### WHAT THIS TASK INVOLVES
Copy exactly, and only, the lines between the start of the entries below and the line containing "from matplotlib.ticker import FuncFormatter", both inclusive. Omit pictures.
··· RECORDS TO USE
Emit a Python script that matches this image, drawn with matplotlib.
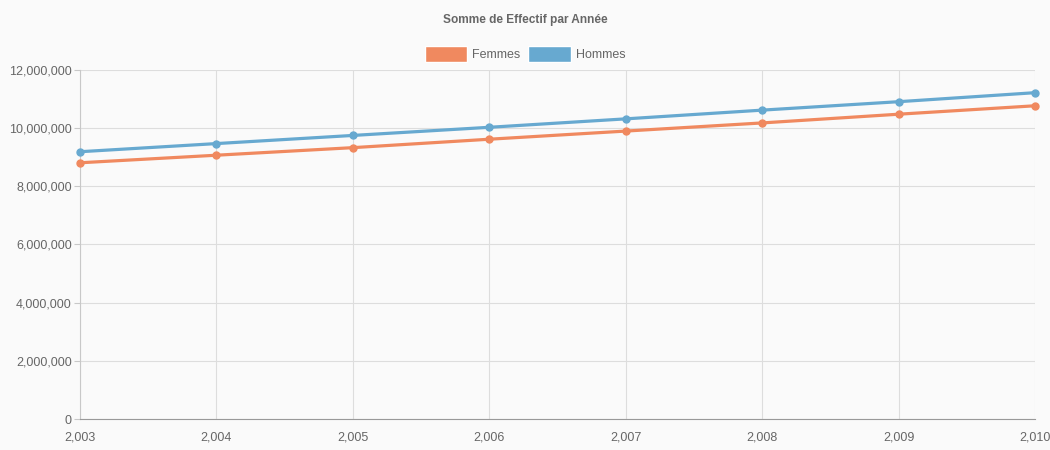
import matplotlib.pyplot as plt
from matplotlib.patches import Patch
from matplotlib.ticker import FuncFormatter

# data
annees = [2003, 2004, 2005, 2006, 2007, 2008, 2009, 2010]
femmes = [8810000, 9070000, 9330000, 9620000, 9900000, 10180000, 10480000, 10770000]
hommes = [9190000, 9470000, 9750000, 10030000, 10320000, 10620000, 10910000, 11220000]

couleur_f = "#f0895f"
couleur_h = "#67a9d0"
gris = "#666666"

plt.rcParams['font.family'] = ['Liberation Sans', 'DejaVu Sans']

fig = plt.figure(figsize=(10.5, 4.5), dpi=100, facecolor="#fafafa")
ax = fig.add_axes([80/1050, 31/450, 955/1050, 349/450])
ax.set_facecolor("#fafafa")

ax.plot(annees, femmes, color=couleur_f, lw=2.3, marker="o", ms=5, zorder=3, clip_on=False)
ax.plot(annees, hommes, color=couleur_h, lw=2.3, marker="o", ms=5, zorder=3, clip_on=False)

ax.set_xlim(2003, 2010)
ax.set_ylim(0, 12000000)
ax.set_xticks(annees)
ax.set_yticks(range(0, 12000001, 2000000))
ax.xaxis.set_major_formatter(FuncFormatter(lambda v, p: f"{int(v):,}"))
ax.yaxis.set_major_formatter(FuncFormatter(lambda v, p: f"{int(v):,}"))

ax.grid(True, color="#dddddd", lw=0.8)
ax.set_axisbelow(True)
for s in ["top", "right"]:
    ax.spines[s].set_visible(False)
ax.spines["left"].set_color("#c8c8c8")
ax.spines["bottom"].set_color("#999999")
ax.tick_params(axis="y", length=4, color="#c8c8c8", labelsize=9, labelcolor=gris, pad=2)
ax.tick_params(axis="x", length=0, labelsize=9, labelcolor=gris, pad=9)

fig.text(0.5, 1 - 20.5/450, "Somme de Effectif par Année", ha="center", va="center",
         fontsize=8.6, fontweight="bold", color=gris)

poignees = [Patch(facecolor=couleur_f, edgecolor="white", label="Femmes"),
            Patch(facecolor=couleur_h, edgecolor="white", label="Hommes")]
fig.legend(handles=poignees, loc="center", bbox_to_anchor=(0.5, 1 - 54/450), ncol=2,
           frameon=False, fontsize=9, labelcolor=gris, handlelength=3.4, handleheight=1.6,
           handletextpad=0.4, columnspacing=0.6)

fig.savefig("out.png", dpi=100, facecolor=fig.get_facecolor())
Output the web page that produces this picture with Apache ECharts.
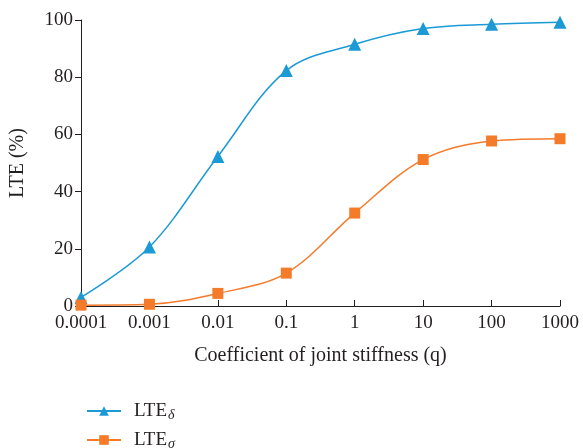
<!DOCTYPE html>
<html>
<head>
<meta charset="utf-8">
<script src="https://cdn.jsdelivr.net/npm/echarts@6/dist/echarts.min.js"></script>
<style>
  html, body { margin: 0; padding: 0; background: #fff; }
  #chart { width: 583px; height: 448px; }
</style>
</head>
<body>
<div id="chart"></div>
<script>
// Joint stiffness coefficients (log scale) and load transfer efficiency values
const stiffness = [0.0001, 0.001, 0.01, 0.1, 1, 10, 100, 1000];
const tickLabels = ['0.0001', '0.001', '0.01', '0.1', '1', '10', '100', '1000'];
const lteDelta = [3.0, 20.6, 52.3, 82.3, 91.5, 97.0, 98.5, 99.2];
const lteSigma = [0.3, 0.6, 4.4, 11.5, 32.5, 51.2, 57.7, 58.5];
const seriesNames = ['delta', 'sigma'];
const subscripts = { delta: 'δ', sigma: 'σ' };

const FONT = '"Liberation Serif", "DejaVu Serif", serif';
const AXIS_COLOR = '#231f20';

const pairs = (xs, ys) => xs.map((x, i) => [x, ys[i]]);

// One legend box per series, stacked vertically below the plot
const legendFor = (name, top) => ({
  orient: 'vertical',
  left: 81,
  top: top,
  itemWidth: 34,
  itemHeight: 12,
  data: [name],
  formatter: n => '{m|LTE}{s|' + subscripts[n] + '}',
  textStyle: {
    color: AXIS_COLOR,
    padding: [0, 0, 0, 8],
    rich: {
      m: { fontFamily: FONT, fontSize: 19, lineHeight: 20, color: AXIS_COLOR },
      s: { fontFamily: FONT, fontSize: 14, lineHeight: 20, fontStyle: 'italic', color: AXIS_COLOR, padding: [8, 0, 0, 1] }
    }
  }
});

const chart = echarts.init(document.getElementById('chart'));
chart.setOption({
  animation: false,
  grid: { left: 80, right: 23, top: 20, bottom: 142 },
  xAxis: {
    type: 'log',
    logBase: 10,
    min: 0.0001,
    max: 1000,
    name: 'Coefficient of joint stiffness (q)',
    nameLocation: 'middle',
    nameGap: 40,
    nameTextStyle: { fontFamily: FONT, fontSize: 20, color: AXIS_COLOR },
    axisLine: { lineStyle: { color: AXIS_COLOR, width: 1 } },
    axisTick: { inside: true, length: 6, lineStyle: { color: AXIS_COLOR } },
    minorTick: { show: false },
    splitLine: { show: false },
    axisLabel: {
      fontFamily: FONT, fontSize: 19, color: AXIS_COLOR, margin: 8,
      formatter: v => {
        const i = stiffness.findIndex(s => Math.abs(Math.log10(s) - Math.log10(v)) < 1e-6);
        return i >= 0 ? tickLabels[i] : '';
      }
    }
  },
  yAxis: {
    type: 'value',
    min: 0,
    max: 100,
    interval: 20,
    name: 'LTE (%)',
    nameLocation: 'middle',
    nameGap: 53,
    nameTextStyle: { fontFamily: FONT, fontSize: 20, color: AXIS_COLOR },
    axisLine: { show: true, lineStyle: { color: AXIS_COLOR, width: 1 } },
    axisTick: { show: true, length: 6, lineStyle: { color: AXIS_COLOR } },
    splitLine: { show: false },
    axisLabel: { fontFamily: FONT, fontSize: 19, color: AXIS_COLOR, margin: 8 }
  },
  legend: [legendFor(seriesNames[0], 395), legendFor(seriesNames[1], 424)],
  series: [
    {
      name: seriesNames[0],
      type: 'line',
      data: pairs(stiffness, lteDelta),
      smooth: 0.35,
      symbol: 'triangle',
      symbolSize: 13,
      itemStyle: { color: '#1b9ad6' },
      lineStyle: { color: '#1b9ad6', width: 1.5 }
    },
    {
      name: seriesNames[1],
      type: 'line',
      data: pairs(stiffness, lteSigma),
      smooth: 0.35,
      symbol: 'rect',
      symbolSize: 11,
      itemStyle: { color: '#f47b2a' },
      lineStyle: { color: '#f47b2a', width: 1.5 }
    }
  ]
});
</script>
</body>
</html>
······
### ANSWER TO THIS EXERCISE
Emit a Python script that matches this image, drawn with matplotlib.
import matplotlib.pyplot as plt
from matplotlib.patches import Patch
from matplotlib.ticker import FuncFormatter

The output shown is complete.